PROBLEM REQUIREMENTS: From the listing below, output the lines between the one with "Write the Altair code for this chart." and the one with "t in region_totals]", including those two, and nothing else. Pictures are not copied.

TASK MATERIAL:
--- Start ---
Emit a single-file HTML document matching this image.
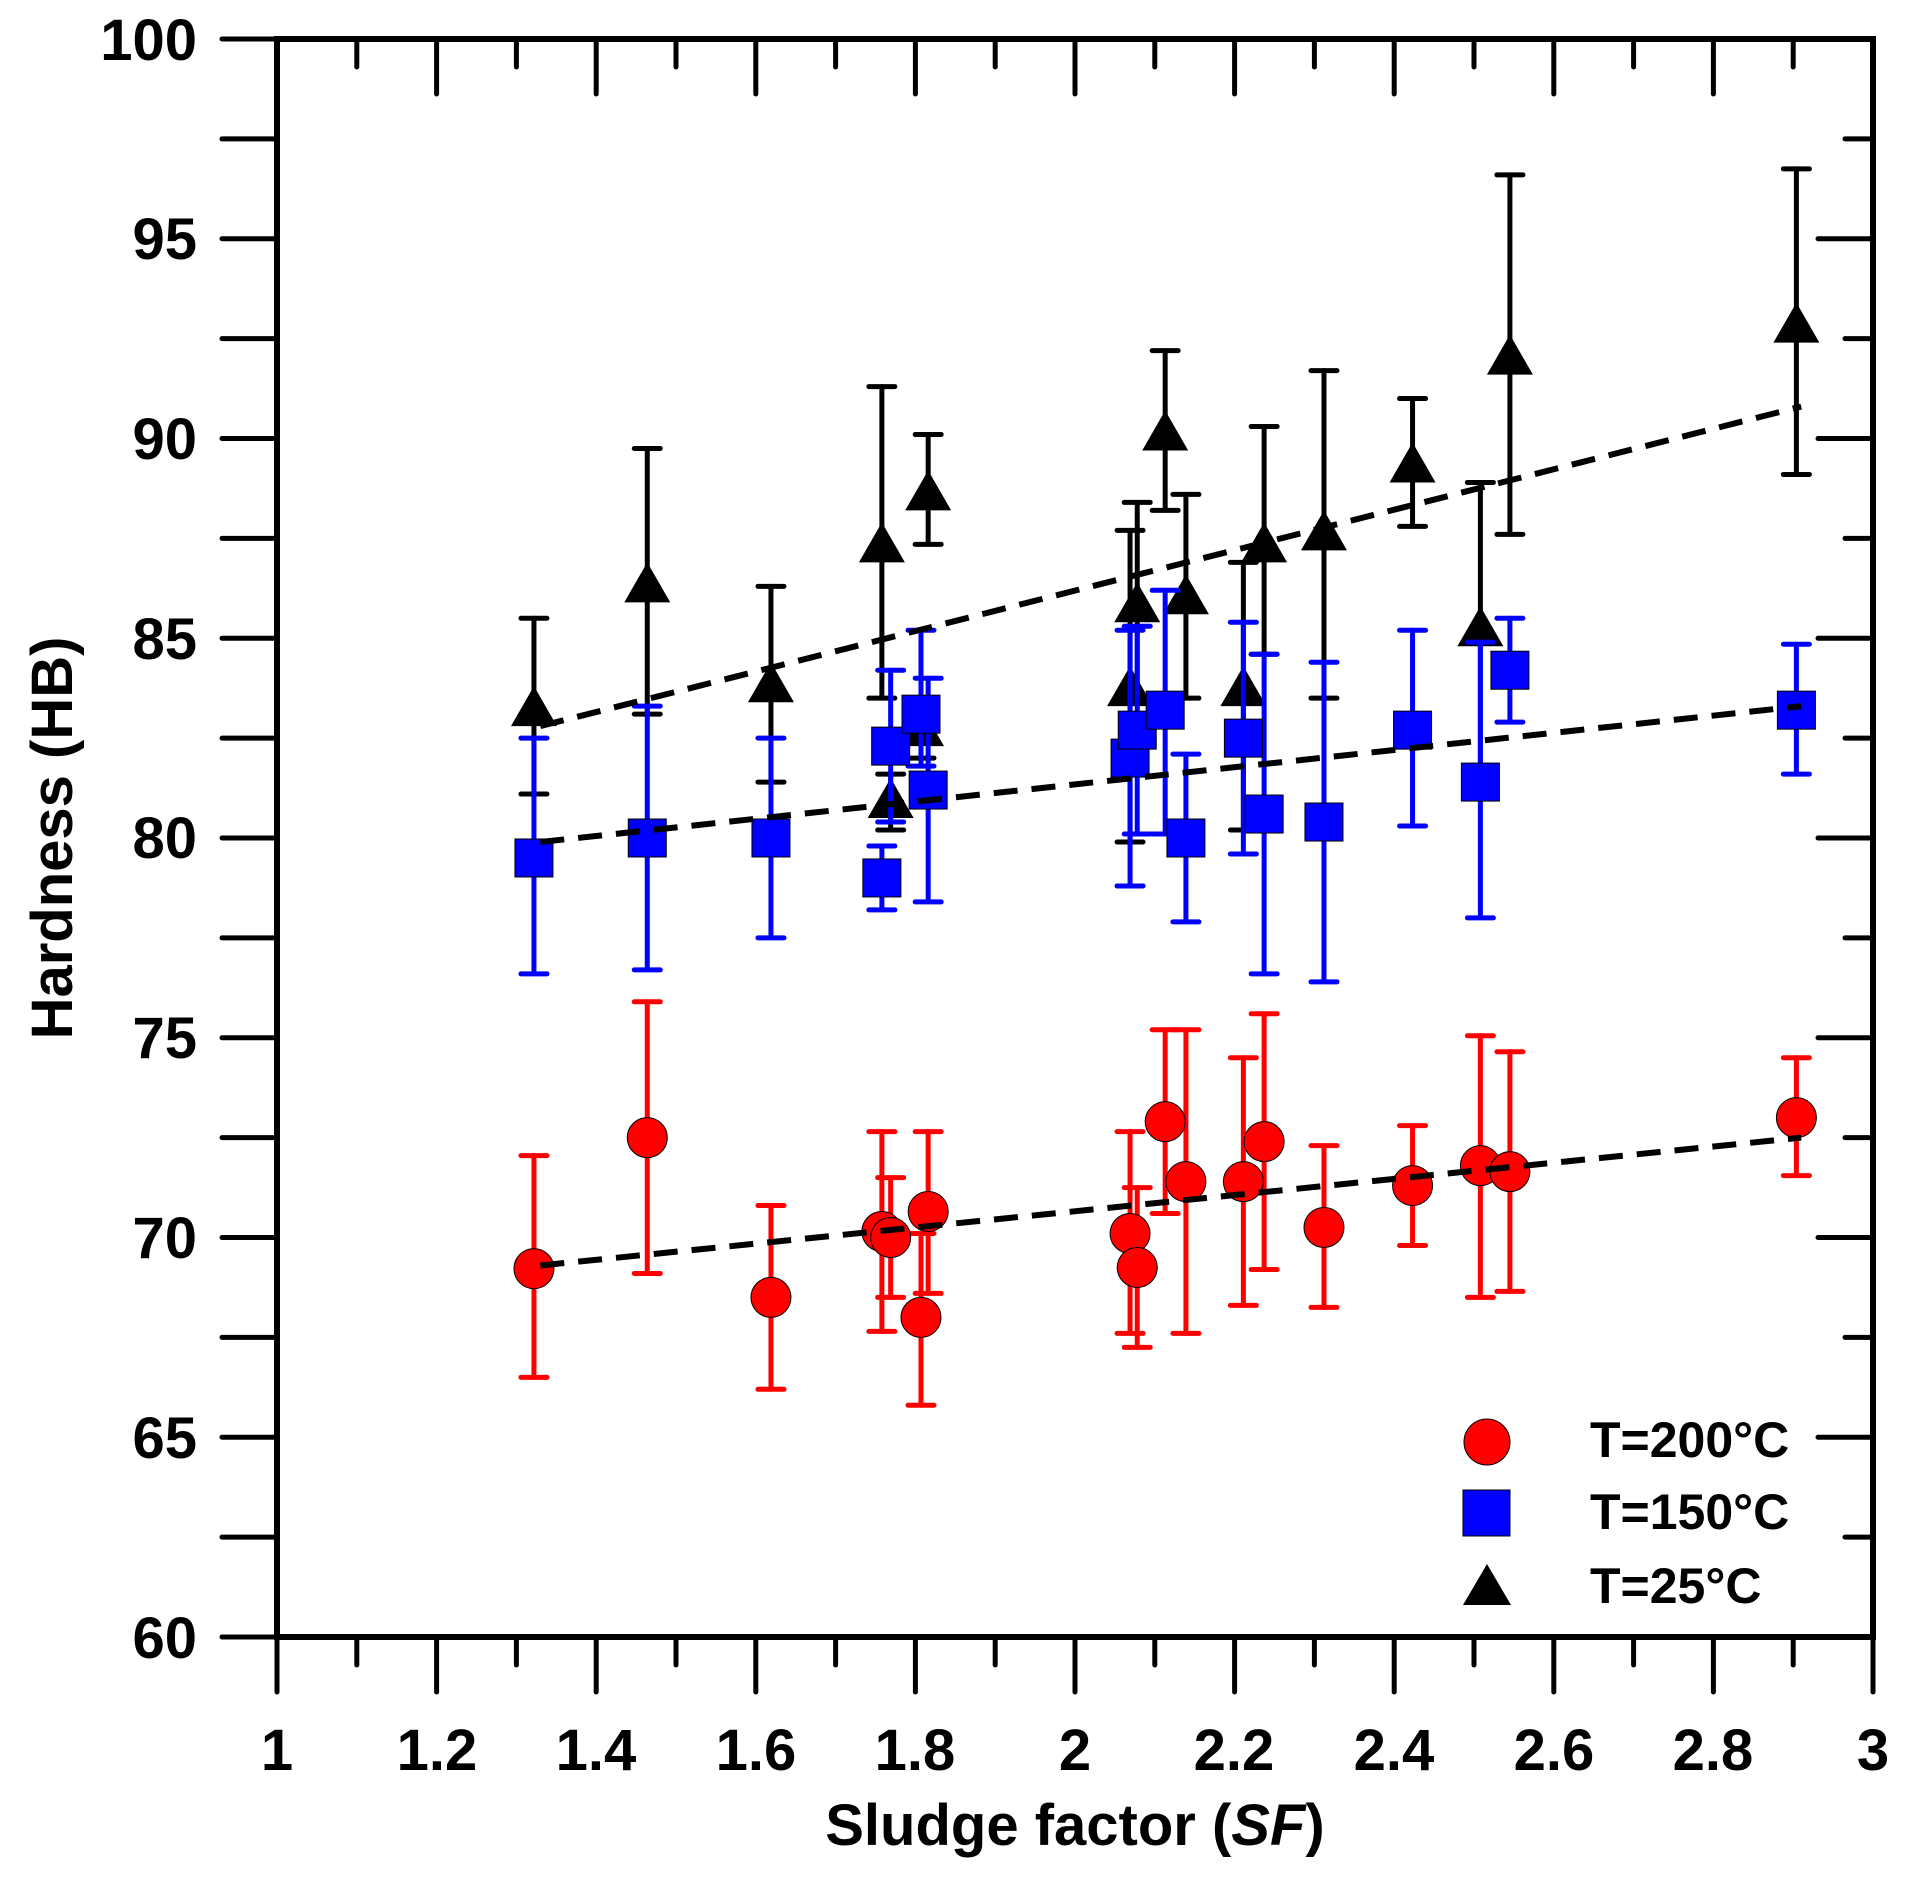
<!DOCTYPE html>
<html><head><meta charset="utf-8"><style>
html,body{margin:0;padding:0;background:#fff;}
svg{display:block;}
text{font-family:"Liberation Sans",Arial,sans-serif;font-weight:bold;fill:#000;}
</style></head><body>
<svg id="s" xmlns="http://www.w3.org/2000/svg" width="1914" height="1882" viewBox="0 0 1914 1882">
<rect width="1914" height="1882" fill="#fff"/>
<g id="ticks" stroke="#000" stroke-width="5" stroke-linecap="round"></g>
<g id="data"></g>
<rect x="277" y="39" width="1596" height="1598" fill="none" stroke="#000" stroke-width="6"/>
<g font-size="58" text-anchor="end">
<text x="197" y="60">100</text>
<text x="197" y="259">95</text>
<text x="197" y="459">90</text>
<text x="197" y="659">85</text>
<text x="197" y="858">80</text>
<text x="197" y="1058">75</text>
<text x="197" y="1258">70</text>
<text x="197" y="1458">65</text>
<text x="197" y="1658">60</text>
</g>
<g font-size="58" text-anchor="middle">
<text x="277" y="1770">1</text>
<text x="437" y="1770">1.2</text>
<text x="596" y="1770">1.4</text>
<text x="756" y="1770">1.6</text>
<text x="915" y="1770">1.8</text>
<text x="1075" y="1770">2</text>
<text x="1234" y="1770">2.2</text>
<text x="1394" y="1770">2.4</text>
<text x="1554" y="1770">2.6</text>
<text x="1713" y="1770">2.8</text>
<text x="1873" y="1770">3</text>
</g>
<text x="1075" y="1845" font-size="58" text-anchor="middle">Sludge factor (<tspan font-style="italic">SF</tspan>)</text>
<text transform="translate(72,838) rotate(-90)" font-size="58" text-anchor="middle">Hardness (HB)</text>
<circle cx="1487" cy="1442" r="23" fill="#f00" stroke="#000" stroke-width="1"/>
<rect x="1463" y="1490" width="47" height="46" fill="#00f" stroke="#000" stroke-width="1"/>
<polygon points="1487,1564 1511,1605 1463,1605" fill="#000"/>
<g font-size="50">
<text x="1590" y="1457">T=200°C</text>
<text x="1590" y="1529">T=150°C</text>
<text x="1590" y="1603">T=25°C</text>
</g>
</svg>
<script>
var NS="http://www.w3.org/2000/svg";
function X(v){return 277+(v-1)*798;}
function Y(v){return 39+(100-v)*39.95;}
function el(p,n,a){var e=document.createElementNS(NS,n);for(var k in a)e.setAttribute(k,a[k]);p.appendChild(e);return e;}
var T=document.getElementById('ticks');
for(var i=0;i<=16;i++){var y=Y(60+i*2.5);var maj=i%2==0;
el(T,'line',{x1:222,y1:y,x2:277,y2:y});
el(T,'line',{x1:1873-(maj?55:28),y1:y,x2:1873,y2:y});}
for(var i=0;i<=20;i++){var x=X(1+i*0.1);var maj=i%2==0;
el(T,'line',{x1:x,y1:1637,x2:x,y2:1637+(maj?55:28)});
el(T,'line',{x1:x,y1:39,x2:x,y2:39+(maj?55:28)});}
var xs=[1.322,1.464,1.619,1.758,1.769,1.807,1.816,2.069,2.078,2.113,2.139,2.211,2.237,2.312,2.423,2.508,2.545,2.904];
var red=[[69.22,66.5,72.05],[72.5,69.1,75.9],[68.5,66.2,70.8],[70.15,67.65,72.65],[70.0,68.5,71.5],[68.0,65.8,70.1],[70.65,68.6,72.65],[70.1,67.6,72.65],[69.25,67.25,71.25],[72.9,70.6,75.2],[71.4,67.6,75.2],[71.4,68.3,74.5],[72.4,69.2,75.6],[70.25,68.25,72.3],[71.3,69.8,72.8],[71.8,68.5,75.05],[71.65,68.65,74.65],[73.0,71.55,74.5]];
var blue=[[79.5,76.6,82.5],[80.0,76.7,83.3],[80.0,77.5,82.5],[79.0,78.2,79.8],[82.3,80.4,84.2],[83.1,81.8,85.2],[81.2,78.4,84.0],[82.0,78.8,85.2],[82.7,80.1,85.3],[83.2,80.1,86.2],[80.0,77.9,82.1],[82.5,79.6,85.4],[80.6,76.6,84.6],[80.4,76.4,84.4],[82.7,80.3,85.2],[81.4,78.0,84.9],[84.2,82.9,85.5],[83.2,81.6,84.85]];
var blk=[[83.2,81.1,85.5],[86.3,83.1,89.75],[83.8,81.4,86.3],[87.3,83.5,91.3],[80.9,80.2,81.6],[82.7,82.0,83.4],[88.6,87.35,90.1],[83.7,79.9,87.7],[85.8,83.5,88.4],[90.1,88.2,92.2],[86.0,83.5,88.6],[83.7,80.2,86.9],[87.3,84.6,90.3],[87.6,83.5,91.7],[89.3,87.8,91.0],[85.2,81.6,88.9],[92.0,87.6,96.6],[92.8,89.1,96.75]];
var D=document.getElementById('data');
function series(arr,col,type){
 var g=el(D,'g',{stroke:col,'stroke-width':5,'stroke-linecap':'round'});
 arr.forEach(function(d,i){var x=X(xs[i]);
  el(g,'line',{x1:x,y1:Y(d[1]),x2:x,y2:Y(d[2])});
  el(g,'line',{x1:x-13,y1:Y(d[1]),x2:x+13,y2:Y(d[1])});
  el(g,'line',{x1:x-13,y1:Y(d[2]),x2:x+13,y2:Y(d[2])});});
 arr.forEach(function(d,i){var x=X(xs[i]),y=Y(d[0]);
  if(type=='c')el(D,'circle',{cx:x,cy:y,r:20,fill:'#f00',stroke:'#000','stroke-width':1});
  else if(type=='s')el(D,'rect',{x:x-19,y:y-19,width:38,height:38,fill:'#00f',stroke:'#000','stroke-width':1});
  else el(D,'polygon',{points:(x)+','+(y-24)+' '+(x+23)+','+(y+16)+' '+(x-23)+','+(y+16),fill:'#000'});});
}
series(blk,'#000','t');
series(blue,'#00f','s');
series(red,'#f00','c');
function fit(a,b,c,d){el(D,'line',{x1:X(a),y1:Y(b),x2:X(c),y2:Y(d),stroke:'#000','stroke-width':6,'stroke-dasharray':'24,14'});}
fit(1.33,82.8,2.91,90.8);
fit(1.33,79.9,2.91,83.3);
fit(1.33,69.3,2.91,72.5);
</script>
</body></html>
--- End ---
--- Start ---
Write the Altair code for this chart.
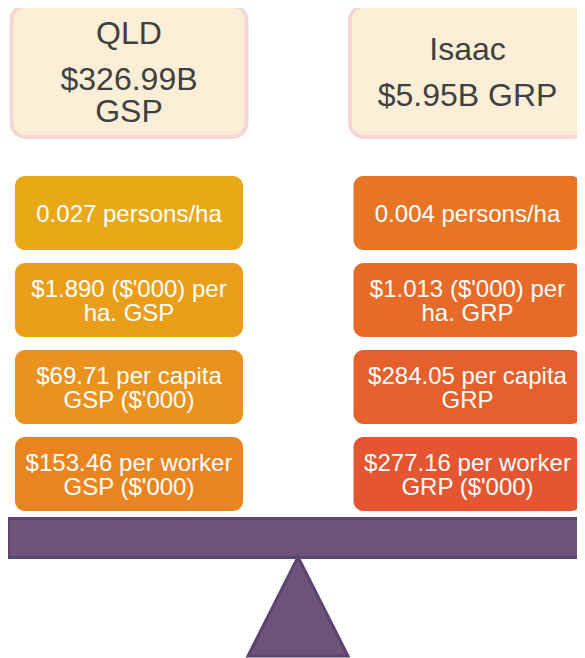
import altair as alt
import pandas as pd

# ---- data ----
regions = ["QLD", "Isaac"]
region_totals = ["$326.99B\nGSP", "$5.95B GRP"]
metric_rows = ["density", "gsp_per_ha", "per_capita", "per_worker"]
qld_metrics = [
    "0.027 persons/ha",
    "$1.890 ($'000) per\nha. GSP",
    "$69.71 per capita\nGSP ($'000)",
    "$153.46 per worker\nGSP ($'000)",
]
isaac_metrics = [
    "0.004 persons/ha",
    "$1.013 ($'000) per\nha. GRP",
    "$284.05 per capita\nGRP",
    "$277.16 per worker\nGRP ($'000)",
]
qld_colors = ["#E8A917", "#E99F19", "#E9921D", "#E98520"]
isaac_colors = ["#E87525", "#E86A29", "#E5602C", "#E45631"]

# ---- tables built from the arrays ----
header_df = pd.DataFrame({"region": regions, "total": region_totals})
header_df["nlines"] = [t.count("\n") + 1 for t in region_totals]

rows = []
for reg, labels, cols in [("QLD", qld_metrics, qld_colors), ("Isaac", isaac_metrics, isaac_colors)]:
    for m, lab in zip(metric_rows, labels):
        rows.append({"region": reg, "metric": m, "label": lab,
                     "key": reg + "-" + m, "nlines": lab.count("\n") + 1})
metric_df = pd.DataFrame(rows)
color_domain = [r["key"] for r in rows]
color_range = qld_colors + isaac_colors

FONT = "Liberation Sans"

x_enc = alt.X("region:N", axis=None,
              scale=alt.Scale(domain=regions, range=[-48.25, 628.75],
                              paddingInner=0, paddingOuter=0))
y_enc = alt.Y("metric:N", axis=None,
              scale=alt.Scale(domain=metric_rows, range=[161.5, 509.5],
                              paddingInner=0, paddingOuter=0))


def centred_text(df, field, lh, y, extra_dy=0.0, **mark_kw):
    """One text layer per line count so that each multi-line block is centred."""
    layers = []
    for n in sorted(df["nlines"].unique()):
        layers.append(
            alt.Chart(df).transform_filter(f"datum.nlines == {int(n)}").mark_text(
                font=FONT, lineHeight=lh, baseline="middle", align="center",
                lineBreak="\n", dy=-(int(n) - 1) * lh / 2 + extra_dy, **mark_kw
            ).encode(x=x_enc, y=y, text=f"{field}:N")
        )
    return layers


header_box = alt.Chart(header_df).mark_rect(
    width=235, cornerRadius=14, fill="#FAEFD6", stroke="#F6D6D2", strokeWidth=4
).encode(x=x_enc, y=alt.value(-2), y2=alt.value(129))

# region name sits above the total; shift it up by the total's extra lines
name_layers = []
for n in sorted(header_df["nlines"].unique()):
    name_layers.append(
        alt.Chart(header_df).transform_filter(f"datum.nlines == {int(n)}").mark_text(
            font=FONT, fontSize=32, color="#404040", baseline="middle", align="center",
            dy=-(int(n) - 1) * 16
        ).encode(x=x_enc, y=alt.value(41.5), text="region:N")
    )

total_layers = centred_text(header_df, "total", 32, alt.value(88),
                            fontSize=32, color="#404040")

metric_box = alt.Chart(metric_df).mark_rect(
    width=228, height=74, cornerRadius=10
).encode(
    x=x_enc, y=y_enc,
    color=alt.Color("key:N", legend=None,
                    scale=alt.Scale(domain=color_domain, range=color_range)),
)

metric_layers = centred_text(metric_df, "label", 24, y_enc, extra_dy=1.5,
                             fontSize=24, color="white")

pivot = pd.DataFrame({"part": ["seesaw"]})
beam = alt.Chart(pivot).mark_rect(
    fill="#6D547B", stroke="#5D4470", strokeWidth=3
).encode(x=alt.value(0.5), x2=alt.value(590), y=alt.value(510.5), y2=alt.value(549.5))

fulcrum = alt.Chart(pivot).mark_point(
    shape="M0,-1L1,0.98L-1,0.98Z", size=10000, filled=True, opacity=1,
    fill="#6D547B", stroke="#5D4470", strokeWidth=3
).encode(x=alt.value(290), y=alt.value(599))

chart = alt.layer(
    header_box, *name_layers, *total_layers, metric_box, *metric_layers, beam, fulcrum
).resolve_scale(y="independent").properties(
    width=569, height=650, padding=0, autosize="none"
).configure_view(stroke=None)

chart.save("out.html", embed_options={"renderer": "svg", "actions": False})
--- End ---
WRITTEN ANSWER:
Write the Altair code for this chart.
import altair as alt
import pandas as pd

# ---- data ----
regions = ["QLD", "Isaac"]
region_totals = ["$326.99B\nGSP", "$5.95B GRP"]
metric_rows = ["density", "gsp_per_ha", "per_capita", "per_worker"]
qld_metrics = [
    "0.027 persons/ha",
    "$1.890 ($'000) per\nha. GSP",
    "$69.71 per capita\nGSP ($'000)",
    "$153.46 per worker\nGSP ($'000)",
]
isaac_metrics = [
    "0.004 persons/ha",
    "$1.013 ($'000) per\nha. GRP",
    "$284.05 per capita\nGRP",
    "$277.16 per worker\nGRP ($'000)",
]
qld_colors = ["#E8A917", "#E99F19", "#E9921D", "#E98520"]
isaac_colors = ["#E87525", "#E86A29", "#E5602C", "#E45631"]

# ---- tables built from the arrays ----
header_df = pd.DataFrame({"region": regions, "total": region_totals})
header_df["nlines"] = [t.count("\n") + 1 for t in region_totals]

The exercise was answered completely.